Outlook and Implications
The trajectory of the EU Trusted Data Exchange Platforms market to 2035 will be one of convergence, scaling, and normalization. The period from 2026 to 2030 will likely see the shakeout of competing standards and the emergence of de-facto technical and operational blueprints for major data spaces, driven by regulatory deadlines and the results of large-scale pilot projects. Platforms that fail to achieve robust interoperability or demonstrate clear user adoption will face significant pressure, while those that become the backbone of successful data spaces will secure a durable strategic position.

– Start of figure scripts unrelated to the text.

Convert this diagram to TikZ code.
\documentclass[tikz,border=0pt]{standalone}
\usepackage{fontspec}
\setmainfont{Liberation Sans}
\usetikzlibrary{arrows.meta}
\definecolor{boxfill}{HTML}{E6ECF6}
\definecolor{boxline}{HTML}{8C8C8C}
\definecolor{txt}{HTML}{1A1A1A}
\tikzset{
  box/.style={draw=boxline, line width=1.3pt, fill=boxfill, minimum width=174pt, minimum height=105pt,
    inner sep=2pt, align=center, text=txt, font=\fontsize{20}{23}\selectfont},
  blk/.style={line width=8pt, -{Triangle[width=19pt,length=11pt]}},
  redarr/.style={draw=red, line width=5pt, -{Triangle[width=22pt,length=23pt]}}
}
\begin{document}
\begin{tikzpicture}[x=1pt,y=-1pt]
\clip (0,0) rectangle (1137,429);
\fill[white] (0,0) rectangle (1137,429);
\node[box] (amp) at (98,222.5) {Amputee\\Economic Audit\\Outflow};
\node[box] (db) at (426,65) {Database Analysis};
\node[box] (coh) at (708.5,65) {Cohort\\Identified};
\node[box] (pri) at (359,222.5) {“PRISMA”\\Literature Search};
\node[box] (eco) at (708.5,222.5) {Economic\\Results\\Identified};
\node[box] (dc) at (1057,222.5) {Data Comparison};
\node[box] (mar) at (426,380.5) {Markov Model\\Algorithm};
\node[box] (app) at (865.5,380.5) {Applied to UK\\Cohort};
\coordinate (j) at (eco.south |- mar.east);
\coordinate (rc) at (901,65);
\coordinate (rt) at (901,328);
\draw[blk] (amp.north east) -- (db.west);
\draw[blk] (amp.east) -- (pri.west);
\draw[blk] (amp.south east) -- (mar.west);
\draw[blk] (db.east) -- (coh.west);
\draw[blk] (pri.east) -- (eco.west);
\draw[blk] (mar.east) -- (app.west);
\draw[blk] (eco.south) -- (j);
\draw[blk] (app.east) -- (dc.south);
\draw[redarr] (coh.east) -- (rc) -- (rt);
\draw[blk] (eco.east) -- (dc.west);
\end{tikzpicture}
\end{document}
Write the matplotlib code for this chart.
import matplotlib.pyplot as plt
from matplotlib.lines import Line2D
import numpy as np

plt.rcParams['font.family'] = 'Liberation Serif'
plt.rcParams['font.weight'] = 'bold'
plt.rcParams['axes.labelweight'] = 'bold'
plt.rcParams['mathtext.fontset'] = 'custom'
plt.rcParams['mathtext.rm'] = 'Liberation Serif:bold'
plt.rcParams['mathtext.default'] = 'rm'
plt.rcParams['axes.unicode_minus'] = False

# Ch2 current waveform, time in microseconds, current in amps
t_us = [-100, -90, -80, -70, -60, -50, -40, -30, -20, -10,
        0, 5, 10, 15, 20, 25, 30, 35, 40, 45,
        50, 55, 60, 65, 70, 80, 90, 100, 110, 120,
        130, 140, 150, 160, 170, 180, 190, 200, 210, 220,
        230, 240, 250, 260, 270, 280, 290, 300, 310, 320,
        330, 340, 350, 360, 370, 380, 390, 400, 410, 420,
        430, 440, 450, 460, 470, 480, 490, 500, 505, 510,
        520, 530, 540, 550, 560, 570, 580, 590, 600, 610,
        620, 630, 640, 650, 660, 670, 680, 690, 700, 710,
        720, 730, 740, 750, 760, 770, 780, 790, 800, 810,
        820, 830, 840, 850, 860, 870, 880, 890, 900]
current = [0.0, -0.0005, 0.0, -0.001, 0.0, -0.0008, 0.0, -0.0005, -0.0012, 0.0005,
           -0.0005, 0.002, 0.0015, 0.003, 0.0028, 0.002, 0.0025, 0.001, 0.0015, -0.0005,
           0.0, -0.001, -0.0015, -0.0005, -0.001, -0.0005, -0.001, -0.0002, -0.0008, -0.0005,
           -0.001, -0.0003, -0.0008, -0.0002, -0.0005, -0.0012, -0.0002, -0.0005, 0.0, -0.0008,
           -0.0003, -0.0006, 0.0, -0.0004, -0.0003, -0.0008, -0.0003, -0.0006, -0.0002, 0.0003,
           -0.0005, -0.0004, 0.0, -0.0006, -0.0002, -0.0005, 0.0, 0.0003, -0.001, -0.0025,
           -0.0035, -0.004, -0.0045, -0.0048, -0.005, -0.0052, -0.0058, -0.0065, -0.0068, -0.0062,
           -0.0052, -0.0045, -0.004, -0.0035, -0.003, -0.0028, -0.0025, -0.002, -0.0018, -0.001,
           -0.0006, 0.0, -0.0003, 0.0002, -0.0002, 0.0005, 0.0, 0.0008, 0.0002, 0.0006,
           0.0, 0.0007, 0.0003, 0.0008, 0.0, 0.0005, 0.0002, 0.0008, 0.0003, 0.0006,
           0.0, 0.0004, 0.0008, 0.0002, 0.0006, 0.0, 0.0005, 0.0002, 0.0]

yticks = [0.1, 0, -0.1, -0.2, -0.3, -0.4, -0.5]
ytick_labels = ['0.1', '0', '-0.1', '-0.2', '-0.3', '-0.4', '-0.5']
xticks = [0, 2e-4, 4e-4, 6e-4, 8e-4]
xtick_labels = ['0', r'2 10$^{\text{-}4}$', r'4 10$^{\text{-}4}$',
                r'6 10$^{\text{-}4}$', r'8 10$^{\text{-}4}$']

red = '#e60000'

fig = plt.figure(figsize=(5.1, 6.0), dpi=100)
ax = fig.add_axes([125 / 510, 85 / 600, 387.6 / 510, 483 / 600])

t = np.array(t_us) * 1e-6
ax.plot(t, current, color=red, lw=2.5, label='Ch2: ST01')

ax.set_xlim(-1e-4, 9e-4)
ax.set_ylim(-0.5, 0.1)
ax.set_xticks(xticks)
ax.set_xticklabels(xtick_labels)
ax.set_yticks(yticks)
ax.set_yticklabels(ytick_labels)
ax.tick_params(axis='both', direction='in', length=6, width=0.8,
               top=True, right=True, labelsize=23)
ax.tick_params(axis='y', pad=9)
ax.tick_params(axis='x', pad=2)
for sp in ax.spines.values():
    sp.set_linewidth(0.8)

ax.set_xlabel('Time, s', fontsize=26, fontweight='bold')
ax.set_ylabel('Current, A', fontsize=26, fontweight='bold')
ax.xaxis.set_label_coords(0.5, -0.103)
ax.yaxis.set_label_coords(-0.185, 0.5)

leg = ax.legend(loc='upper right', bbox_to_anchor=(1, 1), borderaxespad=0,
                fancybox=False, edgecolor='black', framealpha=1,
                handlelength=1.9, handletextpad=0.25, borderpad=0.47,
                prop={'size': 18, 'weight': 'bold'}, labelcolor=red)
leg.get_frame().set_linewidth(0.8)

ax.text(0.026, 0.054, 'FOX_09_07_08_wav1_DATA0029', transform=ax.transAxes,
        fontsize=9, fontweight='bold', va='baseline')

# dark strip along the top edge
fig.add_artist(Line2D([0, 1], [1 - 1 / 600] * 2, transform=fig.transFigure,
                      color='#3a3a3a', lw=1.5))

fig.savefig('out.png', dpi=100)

By the early 2030s, TDEPs are expected to transition from a novel, strategic procurement to a standardized business utility, much like enterprise cloud or ERP systems today. Procurement criteria will evolve from "compliance and sovereignty" checkboxes to detailed assessments of total cost of ownership, performance metrics, and ecosystem vitality. The competitive landscape will consolidate around a smaller number of major horizontal utility platforms and a stable set of dominant vertical-specific platforms, with clear interfaces between them.

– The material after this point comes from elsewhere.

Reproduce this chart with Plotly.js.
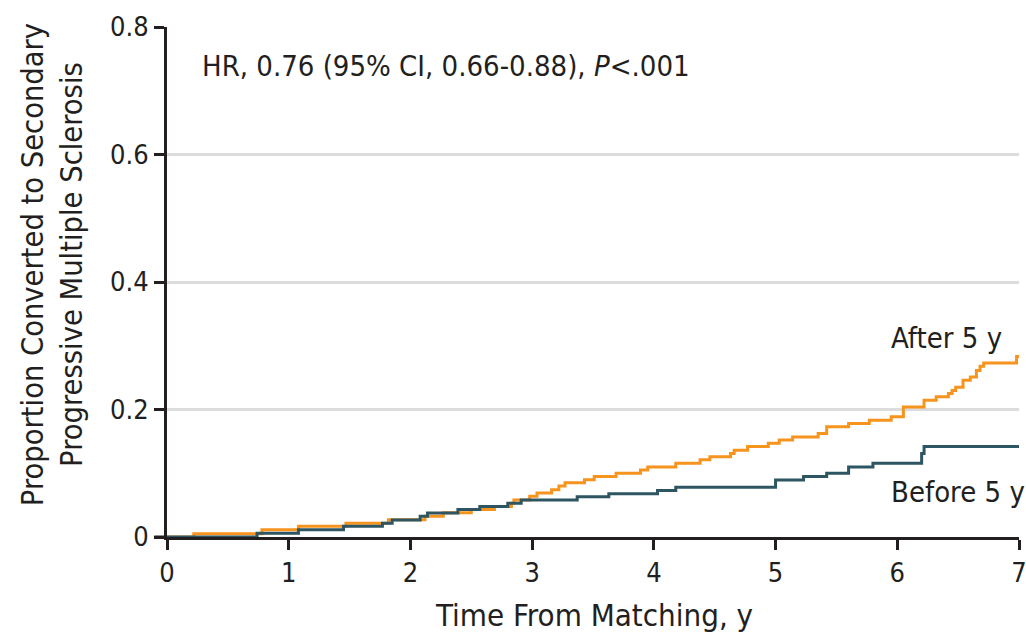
<!DOCTYPE html>
<html>
<head>
<meta charset="utf-8">
<script src="https://cdn.plot.ly/plotly-3.0.1.min.js"></script>
<style>html,body{margin:0;padding:0;background:#fff;}#chart{width:1026px;height:635px;}</style>
</head>
<body>
<div id="chart"></div>
<script>
// Kaplan-Meier style cumulative incidence
var afterX = [0, 0.22, 0.78, 1.08, 1.47, 1.82, 2.12, 2.27, 2.50, 2.69, 2.83, 2.85, 2.98, 3.04, 3.16, 3.22, 3.27, 3.43, 3.51, 3.69, 3.89, 3.95, 4.18, 4.38, 4.46, 4.63, 4.66, 4.77, 4.94, 5.03, 5.14, 5.35, 5.42, 5.60, 5.77, 5.95, 6.05, 6.22, 6.32, 6.42, 6.45, 6.48, 6.54, 6.60, 6.65, 6.68, 6.71, 6.98, 7.0];
var afterY = [0, 0.005, 0.0115, 0.017, 0.0215, 0.027, 0.0325, 0.038, 0.043, 0.048, 0.053, 0.058, 0.064, 0.069, 0.074, 0.080, 0.085, 0.090, 0.095, 0.100, 0.105, 0.110, 0.1156, 0.121, 0.126, 0.131, 0.136, 0.142, 0.147, 0.152, 0.157, 0.1625, 0.173, 0.178, 0.183, 0.1885, 0.204, 0.2146, 0.220, 0.225, 0.230, 0.235, 0.246, 0.251, 0.261, 0.268, 0.273, 0.283, 0.283];

var beforeX = [0, 0.74, 1.08, 1.45, 1.77, 1.85, 2.08, 2.14, 2.39, 2.57, 2.80, 2.91, 3.37, 3.63, 4.03, 4.18, 5.00, 5.23, 5.42, 5.60, 5.80, 6.20, 6.22, 7.0];
var beforeY = [0, 0.0058, 0.0115, 0.0167, 0.0215, 0.0267, 0.0325, 0.0377, 0.043, 0.048, 0.053, 0.058, 0.063, 0.0677, 0.073, 0.078, 0.0896, 0.095, 0.100, 0.110, 0.1156, 0.131, 0.142, 0.142];

var xTicks = [0, 1, 2, 3, 4, 5, 6, 7];
var yTicks = [0, 0.2, 0.4, 0.6, 0.8];
var yTickText = ["0", "0.2", "0.4", "0.6", "0.8"];

var seriesNames = ["After 5 y", "Before 5 y"];
var hrText = "HR, 0.76 (95% CI, 0.66-0.88), <i>P</i><.001";
var xTitle = "Time From Matching, y";
var yTitle = "Proportion Converted to Secondary<br>Progressive Multiple Sclerosis";

var FONT = "Liberation Sans Narrow, DejaVu Sans Condensed, Arial Narrow, sans-serif";
var INK = "#231f20";

var traces = [
  {x: afterX, y: afterY, type: "scatter", mode: "lines", line: {shape: "hv", color: "#f7941d", width: 3}, name: seriesNames[0], hoverinfo: "skip"},
  {x: beforeX, y: beforeY, type: "scatter", mode: "lines", line: {shape: "hv", color: "#2d5562", width: 3}, name: seriesNames[1], hoverinfo: "skip"}
];

var layout = {
  width: 1026, height: 635,
  margin: {l: 166.5, r: 7, t: 27, b: 98},
  paper_bgcolor: "#fff", plot_bgcolor: "#fff",
  showlegend: false,
  font: {family: FONT, color: INK, size: 27},
  xaxis: {
    range: [0, 7], tickvals: xTicks, ticktext: xTicks.map(String),
    showgrid: false, zeroline: false,
    showline: true, linecolor: INK, linewidth: 3,
    ticks: "outside", ticklen: 10, tickwidth: 3, tickcolor: INK,
    ticklabeloverflow: "allow",
    tickfont: {family: FONT, size: 27, color: INK}
  },
  yaxis: {
    range: [0, 0.8], tickvals: yTicks, ticktext: yTickText,
    showgrid: true, gridcolor: "#dcdcdc", gridwidth: 3,
    zeroline: false,
    showline: true, linecolor: INK, linewidth: 3,
    ticks: "outside", ticklen: 10, tickwidth: 3, tickcolor: INK,
    tickfont: {family: FONT, size: 27, color: INK}
  },
  shapes: [
    {type: "line", xref: "paper", yref: "paper", x0: -0.015, x1: 0, y0: 0, y1: 0, line: {color: INK, width: 3}}
  ],
  annotations: [
    {text: hrText, xref: "paper", yref: "paper", x: 0.039, y: 0.924, xanchor: "left", yanchor: "middle", showarrow: false, font: {family: FONT, size: 29, color: INK}},
    {text: seriesNames[0], xref: "paper", yref: "paper", x: 0.848, y: 0.39, xanchor: "left", yanchor: "middle", showarrow: false, font: {family: FONT, size: 29, color: INK}},
    {text: seriesNames[1], xref: "paper", yref: "paper", x: 0.848, y: 0.088, xanchor: "left", yanchor: "middle", showarrow: false, font: {family: FONT, size: 29, color: INK}},
    {text: xTitle, xref: "paper", yref: "paper", x: 0.501, y: -0.153, xanchor: "center", yanchor: "middle", showarrow: false, font: {family: FONT, size: 31, color: INK}},
    {text: yTitle, xref: "paper", yref: "paper", x: -0.135, y: 0.535, xanchor: "center", yanchor: "middle", textangle: -90, showarrow: false, font: {family: FONT, size: 30.5, color: INK}}
  ]
};

Plotly.newPlot("chart", traces, layout, {displayModeBar: false, staticPlot: true});
</script>
</body>
</html>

The strategic implications for stakeholders are profound. For platform providers, the imperative is to build for open interoperability from the outset, cultivate deep domain partnerships, and develop clear paths to profitability beyond grant funding. For enterprise end-users, the time for strategic evaluation and selective piloting is now, to build internal competency and avoid reactive, costly compliance-driven implementations later. For policymakers, the challenge will shift from fostering initial innovation to ensuring the market remains contestable, prices fair, and the foundational infrastructure of the EU's data economy remains resilient, secure, and aligned with its democratic values through 2035 and beyond.